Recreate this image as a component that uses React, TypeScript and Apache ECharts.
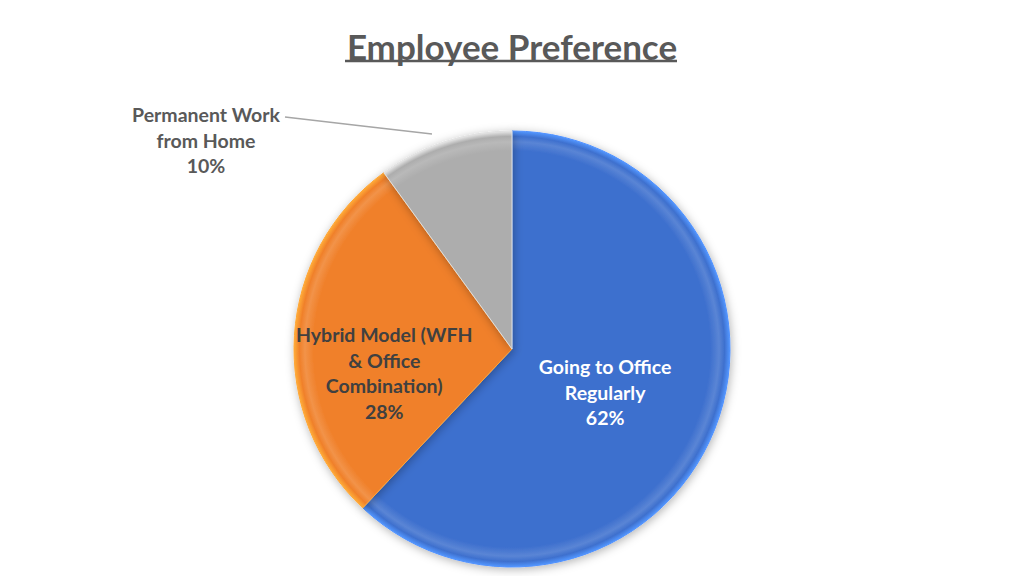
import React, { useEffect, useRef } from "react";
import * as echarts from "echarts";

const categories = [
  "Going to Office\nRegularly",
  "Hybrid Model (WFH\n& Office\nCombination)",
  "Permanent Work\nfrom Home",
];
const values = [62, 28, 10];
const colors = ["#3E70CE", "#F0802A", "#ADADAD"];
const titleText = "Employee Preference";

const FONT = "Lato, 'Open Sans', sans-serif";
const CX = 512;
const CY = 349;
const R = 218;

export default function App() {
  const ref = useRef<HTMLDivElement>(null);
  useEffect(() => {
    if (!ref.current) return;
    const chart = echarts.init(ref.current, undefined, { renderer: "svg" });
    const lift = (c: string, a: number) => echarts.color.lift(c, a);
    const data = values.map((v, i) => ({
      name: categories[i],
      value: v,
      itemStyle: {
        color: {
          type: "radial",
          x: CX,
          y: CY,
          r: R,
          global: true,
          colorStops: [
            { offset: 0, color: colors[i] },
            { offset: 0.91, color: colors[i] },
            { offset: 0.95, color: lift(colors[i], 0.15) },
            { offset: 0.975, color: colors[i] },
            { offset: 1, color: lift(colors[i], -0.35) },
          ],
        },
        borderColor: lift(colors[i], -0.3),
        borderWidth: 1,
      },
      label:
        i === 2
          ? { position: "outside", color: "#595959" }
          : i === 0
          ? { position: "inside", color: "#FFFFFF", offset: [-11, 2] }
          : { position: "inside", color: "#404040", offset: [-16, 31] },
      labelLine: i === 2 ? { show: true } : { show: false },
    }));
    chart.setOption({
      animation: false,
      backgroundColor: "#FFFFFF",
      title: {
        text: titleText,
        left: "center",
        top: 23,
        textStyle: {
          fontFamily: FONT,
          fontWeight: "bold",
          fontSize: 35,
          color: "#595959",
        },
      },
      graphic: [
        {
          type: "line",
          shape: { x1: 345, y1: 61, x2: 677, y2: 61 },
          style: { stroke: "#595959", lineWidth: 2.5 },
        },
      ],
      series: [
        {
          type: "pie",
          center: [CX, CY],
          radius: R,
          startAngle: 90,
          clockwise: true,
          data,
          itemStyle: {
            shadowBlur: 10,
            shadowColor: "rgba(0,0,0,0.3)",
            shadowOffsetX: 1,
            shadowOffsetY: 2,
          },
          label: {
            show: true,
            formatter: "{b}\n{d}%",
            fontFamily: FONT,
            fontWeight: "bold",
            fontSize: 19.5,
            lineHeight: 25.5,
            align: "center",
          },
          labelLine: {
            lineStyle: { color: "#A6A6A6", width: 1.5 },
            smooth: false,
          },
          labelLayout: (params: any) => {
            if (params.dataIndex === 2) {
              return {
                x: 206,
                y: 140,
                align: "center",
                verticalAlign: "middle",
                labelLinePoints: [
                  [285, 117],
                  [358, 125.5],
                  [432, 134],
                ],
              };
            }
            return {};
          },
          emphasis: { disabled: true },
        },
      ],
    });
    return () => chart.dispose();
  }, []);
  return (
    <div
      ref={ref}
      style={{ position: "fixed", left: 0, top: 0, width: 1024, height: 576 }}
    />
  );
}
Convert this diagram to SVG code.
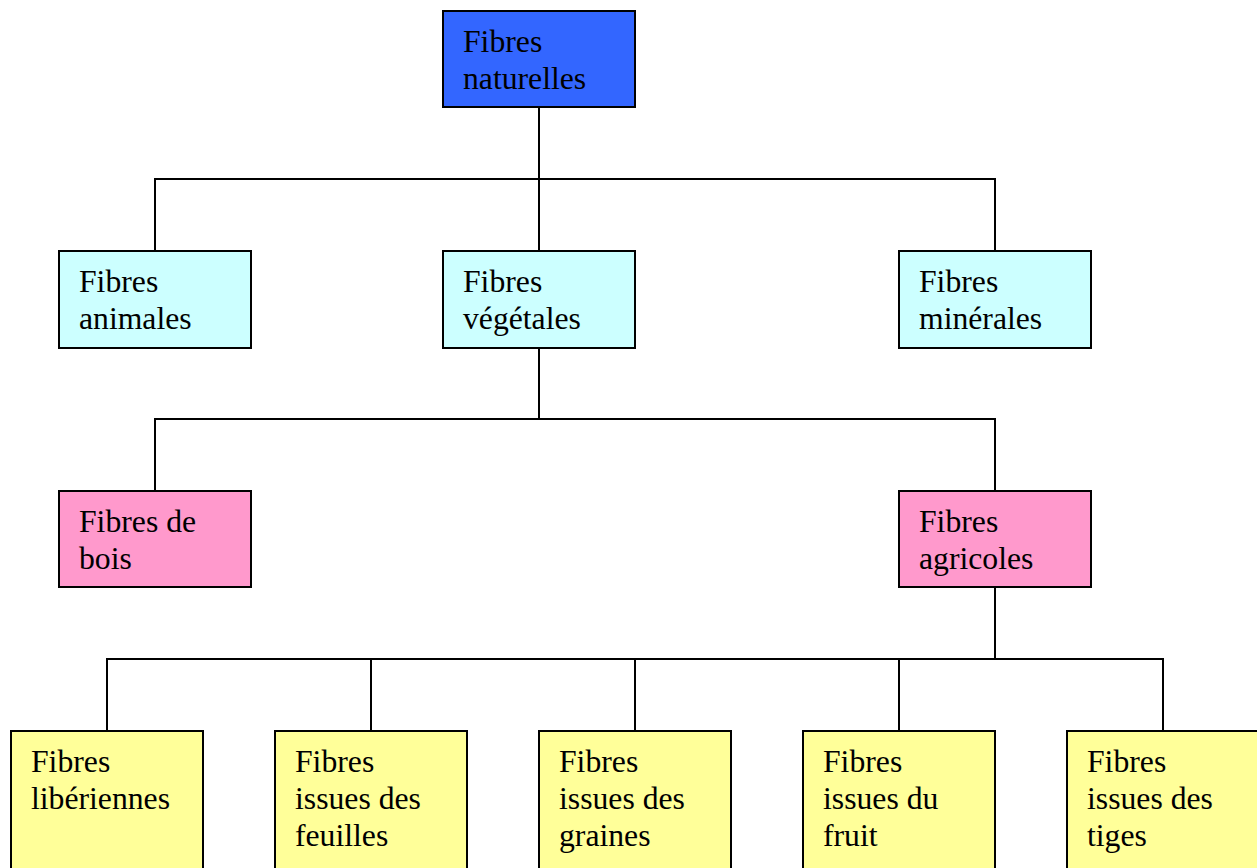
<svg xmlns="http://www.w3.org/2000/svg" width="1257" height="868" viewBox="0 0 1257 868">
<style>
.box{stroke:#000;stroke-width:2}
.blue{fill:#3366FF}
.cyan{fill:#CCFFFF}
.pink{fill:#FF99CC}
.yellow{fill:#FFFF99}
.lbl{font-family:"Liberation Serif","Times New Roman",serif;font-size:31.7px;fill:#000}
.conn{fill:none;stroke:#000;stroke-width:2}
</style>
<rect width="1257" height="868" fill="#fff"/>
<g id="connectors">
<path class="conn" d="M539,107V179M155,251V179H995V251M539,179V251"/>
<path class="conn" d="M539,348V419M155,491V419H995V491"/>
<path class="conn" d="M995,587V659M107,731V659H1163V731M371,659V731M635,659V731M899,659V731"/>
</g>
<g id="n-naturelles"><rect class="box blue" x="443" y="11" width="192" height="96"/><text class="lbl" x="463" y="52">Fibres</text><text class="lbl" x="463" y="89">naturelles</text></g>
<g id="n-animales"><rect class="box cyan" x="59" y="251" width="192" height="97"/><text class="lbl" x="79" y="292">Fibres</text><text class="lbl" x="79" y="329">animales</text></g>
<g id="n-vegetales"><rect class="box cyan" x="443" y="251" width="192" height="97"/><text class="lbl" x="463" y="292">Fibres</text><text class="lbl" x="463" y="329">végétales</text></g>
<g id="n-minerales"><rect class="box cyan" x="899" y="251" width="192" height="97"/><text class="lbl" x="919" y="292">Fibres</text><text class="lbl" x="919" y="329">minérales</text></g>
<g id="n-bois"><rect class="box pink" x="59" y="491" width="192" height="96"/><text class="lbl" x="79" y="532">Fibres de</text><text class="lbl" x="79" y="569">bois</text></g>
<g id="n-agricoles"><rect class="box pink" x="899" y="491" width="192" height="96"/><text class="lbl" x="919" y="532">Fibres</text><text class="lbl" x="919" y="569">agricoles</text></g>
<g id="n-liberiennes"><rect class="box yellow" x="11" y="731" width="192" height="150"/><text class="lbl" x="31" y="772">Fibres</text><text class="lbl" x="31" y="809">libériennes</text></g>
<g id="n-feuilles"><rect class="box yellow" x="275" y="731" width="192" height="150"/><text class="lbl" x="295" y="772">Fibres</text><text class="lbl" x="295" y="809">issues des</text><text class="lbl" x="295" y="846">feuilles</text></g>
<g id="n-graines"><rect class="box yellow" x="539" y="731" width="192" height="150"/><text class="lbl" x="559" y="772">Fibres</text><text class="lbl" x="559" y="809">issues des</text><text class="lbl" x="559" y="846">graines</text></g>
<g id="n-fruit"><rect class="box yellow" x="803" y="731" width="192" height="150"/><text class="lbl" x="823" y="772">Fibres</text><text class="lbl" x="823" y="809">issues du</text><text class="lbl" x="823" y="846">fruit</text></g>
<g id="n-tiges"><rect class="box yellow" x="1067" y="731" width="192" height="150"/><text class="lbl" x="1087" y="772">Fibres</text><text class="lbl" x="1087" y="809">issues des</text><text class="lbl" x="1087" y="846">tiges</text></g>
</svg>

Problem to work on
Reproduce the records word for word, please, from their first line up to and including the line that contains "const R = 218;", but no pictures.

Solution to this problem
Recreate this image as a component that uses React, TypeScript and Apache ECharts.
import React, { useEffect, useRef } from "react";
import * as echarts from "echarts";

const categories = [
  "Going to Office\nRegularly",
  "Hybrid Model (WFH\n& Office\nCombination)",
  "Permanent Work\nfrom Home",
];
const values = [62, 28, 10];
const colors = ["#3E70CE", "#F0802A", "#ADADAD"];
const titleText = "Employee Preference";

const FONT = "Lato, 'Open Sans', sans-serif";
const CX = 512;
const CY = 349;
const R = 218;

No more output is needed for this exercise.